Cash distributions are the actual transfer of funds from the LLC to the members. The OA must define the timing and conditions for distributions, such as whether they are mandatory or discretionary. They may be made pro rata based on ownership percentage or another agreed-upon formula.

Many multi-member LLCs include a mandatory “tax distribution” provision. This requires the LLC to distribute sufficient cash to members to cover the income tax liability generated by the allocated profit. This distribution is typically calculated using a set tax rate.

Rules for Management and Member Voting

The Operating Agreement dictates the internal chain of command and the authority granted to members or managers. The OA must define the management structure, specifying whether the entity is Member-Managed or Manager-Managed. Member-Managed is the default structure, where all members participate equally in business affairs.

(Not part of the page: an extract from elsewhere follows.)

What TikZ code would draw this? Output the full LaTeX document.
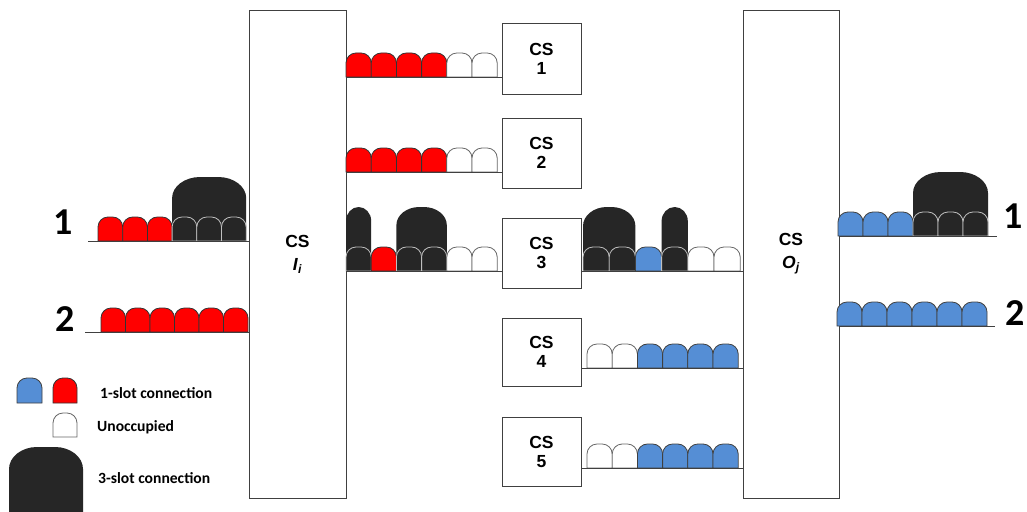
\documentclass[tikz,border=0pt]{standalone}
\usepackage{fontspec}
\setmainfont{Liberation Sans}
\newfontfamily\calfont{Carlito}
\definecolor{blk}{HTML}{262626}
\definecolor{sblue}{RGB}{85,142,213}
\definecolor{edge}{HTML}{404040}
\newcommand\dome[7]{%
 \path[#7] (#1,#2) -- (#1,{#2-#4+#6})
  .. controls (#1,{#2-#4+0.45*#6}) and ({#1+0.45*#5},{#2-#4}) .. ({#1+#5},{#2-#4})
  -- ({#1+#3-#5},{#2-#4})
  .. controls ({#1+#3-0.45*#5},{#2-#4}) and ({#1+#3},{#2-#4+0.45*#6}) .. ({#1+#3},{#2-#4+#6})
  -- ({#1+#3},#2) -- cycle;}
\newcommand\slotd[4]{\dome{#1}{#2}{#3}{24}{10}{10}{#4}}
\newcommand\slotrow[4]{%
 \foreach \st [count=\k from 0] in {#4} {\pgfmathsetmacro\xx{#1+\k*#3}\slotd{\xx}{#2}{#3}{\st}}}
\begin{document}
\begin{tikzpicture}[x=1pt,y=-1pt,
  slotR/.style={fill=red,draw=black!80,line width=0.8pt},
  slotB/.style={fill=sblue,draw=black!75,line width=0.8pt},
  slotW/.style={fill=white,draw=black!60,line width=0.8pt},
  slotK/.style={fill=blk,draw=black!25,line width=0.8pt},
  bigK/.style={fill=blk},
  baseln/.style={draw=edge,line width=0.9pt},
  bigbox/.style={draw=edge,line width=0.8pt,minimum height=488pt,inner sep=0pt,align=center,
    font=\fontsize{17.5}{23}\selectfont\bfseries},
  csbox/.style={draw=edge,line width=0.8pt,minimum width=79pt,inner sep=0pt,align=center,
    font=\fontsize{17.5}{19}\selectfont\bfseries},
  numlbl/.style={font=\calfont\fontsize{38}{38}\selectfont\bfseries,inner sep=0pt},
  legtxt/.style={font=\calfont\fontsize{15.6}{17}\selectfont\bfseries,anchor=west,inner sep=0pt}]
\clip (0,0) rectangle (1027,511);
\fill[white] (0,0) rectangle (1027,511);
% boxes
\node[bigbox,minimum width=97pt] (Ii) at (297.5,254) {CS\\\textit{I}\textsubscript{\textit{i}}};
\node[bigbox,minimum width=96pt] (Oj) at (791,254) {CS\\\textit{O}\textsubscript{\textit{j}}};
\node[csbox,minimum height=71pt] (cs1) at (541.5,58.5) {CS\\1};
\node[csbox,minimum height=70pt] (cs2) at (541.5,153) {CS\\2};
\node[csbox,minimum height=70pt] (cs3) at (541.5,253) {CS\\3};
\node[csbox,minimum height=68pt] (cs4) at (541.5,352) {CS\\4};
\node[csbox,minimum height=69pt] (cs5) at (541.5,451.5) {CS\\5};
% input 1
\dome{172.1}{241}{74.1}{64}{28}{21}{bigK}
\slotrow{98}{241}{24.7}{slotR,slotR,slotR,slotK,slotK,slotK}
% input 2
\slotrow{101}{332}{24.5}{slotR,slotR,slotR,slotR,slotR,slotR}
% to CS1, CS2
\slotrow{346}{77}{25.2}{slotR,slotR,slotR,slotR,slotW,slotW}
\slotrow{346}{172}{25.2}{slotR,slotR,slotR,slotR,slotW,slotW}
% to CS3
\dome{346}{271}{25.2}{64}{12.6}{14}{bigK}
\dome{396.4}{271}{50.4}{64}{23}{18}{bigK}
\slotrow{346}{271}{25.2}{slotK,slotR,slotK,slotK,slotW,slotW}
% CS3 out
\dome{583}{271}{52.4}{64}{24}{19}{bigK}
\dome{661.6}{271}{26.2}{64}{13.1}{14}{bigK}
\slotrow{583}{271}{26.2}{slotK,slotK,slotB,slotK,slotW,slotW}
% CS4, CS5 out
\slotrow{587}{368}{25.2}{slotW,slotW,slotB,slotB,slotB,slotB}
\slotrow{587}{468}{25.2}{slotW,slotW,slotB,slotB,slotB,slotB}
% output 1, 2
\dome{913}{236}{75}{64}{28}{21}{bigK}
\slotrow{838}{236}{25}{slotB,slotB,slotB,slotK,slotK,slotK}
\slotrow{837}{326}{25}{slotB,slotB,slotB,slotB,slotB,slotB}
% connector lines
\coordinate (in1) at (88,241);
\coordinate (in2) at (85,332);
\coordinate (out1) at (997,236);
\coordinate (out2) at (995,326);
\draw[baseln] (in1) -- (in1 -| Ii.west);
\draw[baseln] (in2) -- (in2 -| Ii.west);
\draw[baseln] (Ii.east |- 0,77) -- (cs1.west |- 0,77);
\draw[baseln] (Ii.east |- 0,172) -- (cs2.west |- 0,172);
\draw[baseln] (Ii.east |- 0,271) -- (cs3.west |- 0,271);
\draw[baseln] (cs3.east |- 0,271) -- (Oj.west |- 0,271);
\draw[baseln] (cs4.east |- 0,368) -- (Oj.west |- 0,368);
\draw[baseln] (cs5.east |- 0,468) -- (Oj.west |- 0,468);
\draw[baseln] (Oj.east |- out1) -- (out1);
\draw[baseln] (Oj.east |- out2) -- (out2);
% port labels
\node[numlbl] (p1) at (63,222) {1};
\node[numlbl] (p2) at (65,319) {2};
\node[numlbl] (q1) at (1013,216) {1};
\node[numlbl] (q2) at (1015,313) {2};
% legend
\dome{17}{403}{25}{25}{10}{10}{slotB}
\dome{53}{403}{24}{25}{10}{10}{slotR}
\dome{53}{437}{24}{24}{10}{10}{slotW}
\dome{9}{525}{74}{78}{28}{22}{bigK}
\node[legtxt] (l1) at (100,393) {1-slot connection};
\node[legtxt] (l2) at (97,427) {Unoccupied};
\node[legtxt] (l3) at (98,478) {3-slot connection};
\end{tikzpicture}
\end{document}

Management Structure and Authority

In a Manager-Managed LLC, the OA delegates authority to appointed managers, who may or may not be members. The agreement must list the managers’ roles, compensation, and the mechanism for their selection and removal. The OA must also define the scope of agency authority, identifying which members or managers have the power to legally bind the LLC. This includes actions like signing contracts or securing a line of credit.

Voting Rights and Thresholds

The voting provision must override the Michigan default rule of one vote per member. Voting power is usually tied to the percentage of ownership interest.

The agreement must establish different voting thresholds for varying types of decisions. Ordinary business decisions, like purchasing inventory or signing a standard lease, typically require a simple majority vote.

Major decisions require a supermajority vote, often set between 67% and 80% to protect minority owners. These decisions include amending the Operating Agreement, admitting a new member, selling assets, or merging.

The OA should stipulate the requirements for member meetings. This includes minimum notice periods and the definition of a quorum necessary to conduct valid business.

Planning for Member Exit and LLC Dissolution

The Operating Agreement must govern life-cycle events, including member dissociation and eventual dissolution. These provisions maintain business continuity and minimize litigation when a member departs. The OA must establish clear transfer restrictions on ownership interest.

Transfer Restrictions and Buy-Sell Provisions

The most common restriction is the right of first refusal (ROFR). This requires a selling member to first offer their interest to the LLC or remaining members under the same terms offered by a third-party buyer.

The OA must define dissociation events, such as death, bankruptcy, or voluntary withdrawal. Following dissociation, the buy-sell provision dictates the mechanism for valuing and buying out the departing member’s interest.

The valuation method is the most important element of the buy-sell clause and must be defined with precision. A fixed-price method is the simplest, but requires mandatory annual updates to remain credible.

A formula-based valuation uses a pre-determined metric. This is often a multiple of the LLC’s average earnings before interest, taxes, depreciation, and amortization (EBITDA).

Alternatively, a process-based valuation requires an independent, certified business appraiser to determine the fair market value. The OA must specify whether the appraiser uses a fair market value standard or a fair value standard, which excludes minority discounts.

Involuntary Dissolution and Winding Up

The OA should outline conditions that trigger involuntary dissolution. Examples include failure to achieve profitability or a sustained period of unresolved member deadlock.

The winding up process, which is the formal termination of the LLC’s affairs, must follow a pre-determined order. This process requires settling all outstanding debts to creditors first. Remaining assets are then distributed by returning capital contributions and finally based on the members’ final capital account balances.